LIPTAU v. MODERN WOODMEN OF AMERICA

Supreme Court of Washington (1931)

Facts

Issue

Holding — Main, J.

Rule

Reasoning

Deep Dive: How the Court Reached Its Decision

Court's Analysis of Beneficiary Designation

The court began its reasoning by examining the explicit language of the benefit certificate issued to Mr. Adams. The certificate clearly named Alice E. Adams as the beneficiary, and the court emphasized that, following her death, the legal heirs could only claim the fund if Mr. Adams designated another beneficiary. The court noted that the provision allowing the legal heirs to claim the fund was contingent upon the failure to name a new beneficiary after the original beneficiary's death. Since Mr. Adams did not designate a new beneficiary after Alice's death, the court concluded that the legal heirs did not have a right to the fund, as they were not named beneficiaries and their potential claim was dependent on Mr. Adams' actions, which did not occur in this case. Therefore, the court determined that the legal heirs were not entitled to the benefit fund.

Effect of Subsequent By-Law Changes

The court then addressed the applicability of a subsequent by-law enacted by the Modern Woodmen of America, which allowed the fund to be paid to the member's widow in the event that the named beneficiary predeceased the member. The court reasoned that Mr. Adams had agreed to abide by the society's by-laws, both those in effect at the time of the issuance of the certificate and any that were enacted thereafter. This agreement included the understanding that he would be bound by future modifications of the by-laws. The court supported this position by referencing other cases that held members of fraternal mutual benefit societies to the terms of by-laws enacted after the benefit certificate was issued. Consequently, the court found that the by-law allowing payment to the widow was valid and enforceable, thereby influencing the distribution of the benefit fund.

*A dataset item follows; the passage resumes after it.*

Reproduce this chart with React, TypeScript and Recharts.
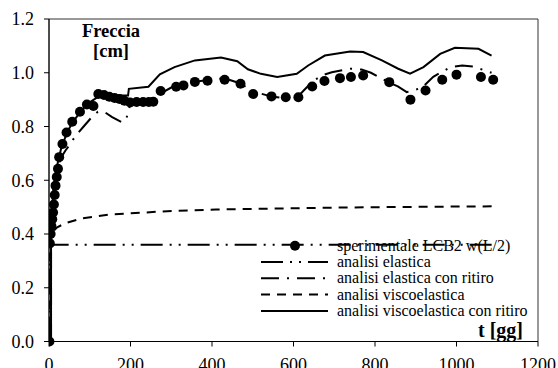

Conclusion on Distribution of Funds

Ultimately, the court concluded that the widow, Minnie F. Adams, was entitled to the benefit fund due to the interplay of the specific provisions in the certificate and the subsequent by-law. The court clarified that the by-law effectively superseded the earlier provision that would have allowed the fund to go to the legal heirs. Since the legal heirs were not designated as beneficiaries, and Mr. Adams failed to name a new beneficiary after Alice's death, the only remaining legal claim was that of the widow, as allowed by the new by-law. Thus, the court affirmed the lower court’s judgment in favor of the widow, ruling that she was the rightful recipient of the funds from the benefit certificate.